By Claire Cohen
26th June 2008
It is a remarkably hairy close-up.
But this tiny microchip attached to a bee’s back will hopefully explain why so many honeybees are dying from disease.
Professor Juergen Tautz and his team at the University of Wurzburg in Germany are studying the health of more than 150,000 bees, in the hope of halting the apparently inexorable decline in their worldwide population.
Creating a buzz: A tiny chip will revolutionise the study of individual bees
Bees have always been tricky to study individually.
Each colony has around 50,000 members, all interacting simultaneously and making it near-impossible to observe them.

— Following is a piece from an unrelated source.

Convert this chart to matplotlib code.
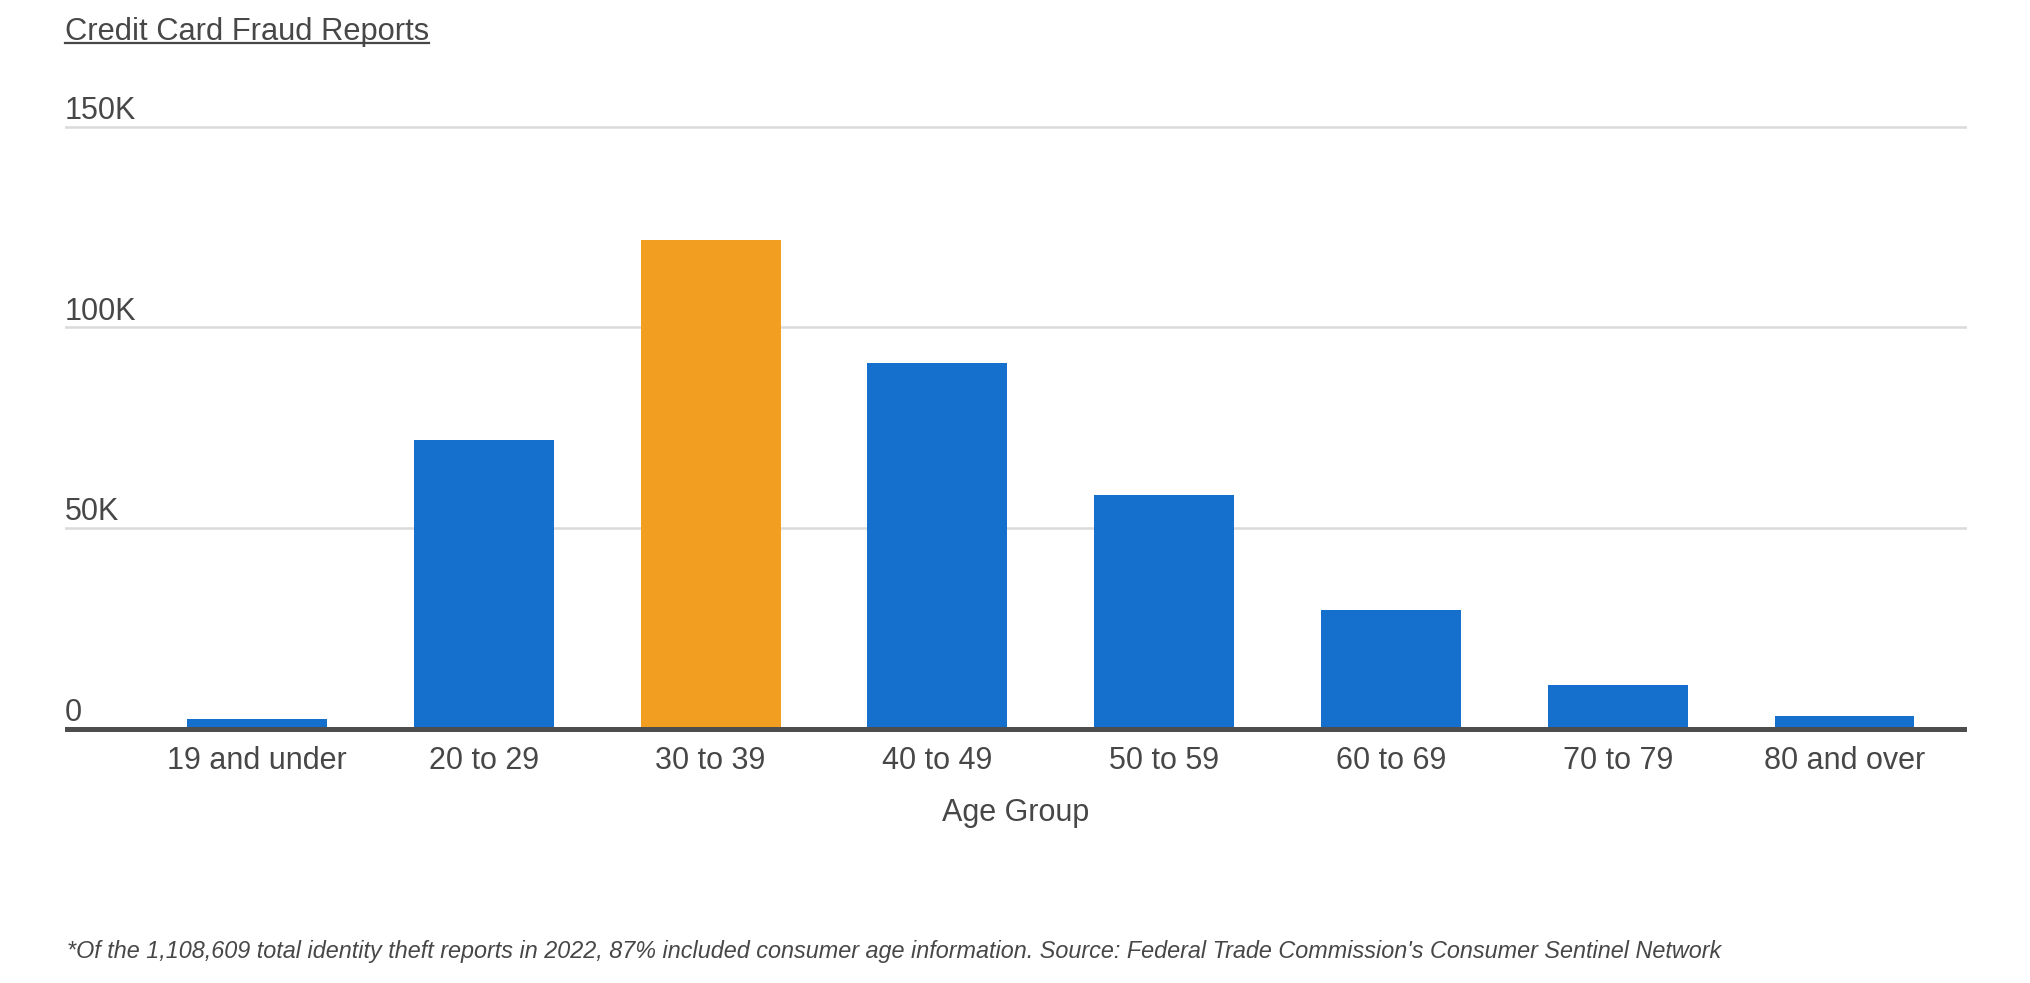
import matplotlib.pyplot as plt
from matplotlib.lines import Line2D
from matplotlib.ticker import FuncFormatter

# credit card fraud reports by age group
age_groups = ["19 and under", "20 to 29", "30 to 39", "40 to 49",
              "50 to 59", "60 to 69", "70 to 79", "80 and over"]
reports = [2400, 72000, 121700, 91000, 58300, 29500, 10800, 3100]
highlight = "30 to 39"
y_ticks = [0, 50000, 100000, 150000]

blue = "#1470cc"
orange = "#f29e21"
text_col = "#474747"

plt.rcParams["font.family"] = ["Liberation Sans", "DejaVu Sans"]

W, H = 2030, 983
fig = plt.figure(figsize=(W / 100, H / 100), dpi=100)

# plot area in pixels: left 64.7, right 1967, top 120, bottom 735
ax = fig.add_axes([64.7 / W, 1 - 735 / H, (1967 - 64.7) / W, (735 - 120) / H])

colors = [orange if g == highlight else blue for g in age_groups]
x = range(len(age_groups))
ax.bar(x, reports, width=0.617, color=colors, zorder=3)

ax.set_xlim(-0.848, 7.54)
ax.set_ylim(-1620, 151700)

# gridlines and thick baseline
for t in y_ticks[1:]:
    ax.axhline(t, color="#dadada", lw=1.8, zorder=1)
ax.axhline(0, color="#4d4d4d", lw=3.6, zorder=4)

for s in ax.spines.values():
    s.set_visible(False)

# y labels sit above their gridline, flush left
ax.set_yticks([])
fmt = FuncFormatter(lambda v, p: "0" if v == 0 else f"{int(v / 1000)}K")
for t in y_ticks:
    ax.annotate(fmt(t), xy=(0, t), xycoords=ax.get_yaxis_transform(),
                xytext=(0, 5.5), textcoords="offset points",
                ha="left", va="baseline", fontsize=22, color=text_col)

ax.set_xticks(list(x))
ax.set_xticklabels(age_groups, fontsize=22, color=text_col)
ax.tick_params(axis="x", length=0, pad=8)

fig.text(1016 / W, 1 - 813 / H, "Age Group", ha="center", va="center",
         fontsize=22, color=text_col)

fig.text(67 / W, 1 - 951.5 / H,
         "*Of the 1,108,609 total identity theft reports in 2022, 87% included "
         "consumer age information. Source: Federal Trade Commission's "
         "Consumer Sentinel Network",
         ha="left", va="center", fontsize=16.8, style="italic", color=text_col)

title = fig.text(64.7 / W, 1 - 40 / H, "Credit Card Fraud Reports",
                 ha="left", va="baseline", fontsize=22.2, color=text_col)

# underline the title
fig.canvas.draw()
bb = title.get_window_extent().transformed(fig.transFigure.inverted())
uy = 1 - 43 / H
fig.add_artist(Line2D([bb.x0, bb.x1], [uy, uy], transform=fig.transFigure,
                      color=text_col, lw=1.6))

fig.savefig("out.png", dpi=100)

Previously, each bee would be painted with a different-coloured dot on its back and scientists would video the colony — watching the tape endlessly, to try to work out the behaviour in each insect.
But a revolutionary technology enables the study of bees at close quarters. As soon as a bee hatches, a tiny radio frequency identification (RFID) microchip is stuck to its back using a lacquer.
This allows scientists to study its behaviour throughout its life.
The bee will be unaware of the chip as it weighs only 2mg — a typical bee weighing in at 70mg can carry its own body weight.
Once it has been chipped, each bee has a serial number, and a scanner on the outside of the hive (like a supermarket one) registers its movement every time it leaves or enters.
Big loader: A honeybee carrying two balls of pollen it has collected
The data allows scientists to determine the health of every bee — how many trips it is taking, how soon after hatching it collects pollen and how much food it gathers.
The scientists also hope to discover why some bees live for just four weeks and others up to ten months.
They also put the bees through a rigorous programme in the hope of training them to be ‘sniffer bees’ capable of detecting explosives and suicide bombers.
The bees are conditioned to stick out their tongues (or proboscis) when they detect a certain scent — for example, that of explosives.
Each time they do so, they receive a drop of their favourite tipple — sugar solution — and they rapidly learn to associate the smell with receiving food.
Before long, they will stick out their tongues whenever the scent of explosives is present, in anticipation of the sugar.
And by watching their tongues, scientists can use them as sniffer bees. There are three colonies involved in this scheme — involving 150,000 bees — but it can be expensive.
Although the microchips cost just £1.20 each, they are lost for ever once the bees die outside the hive.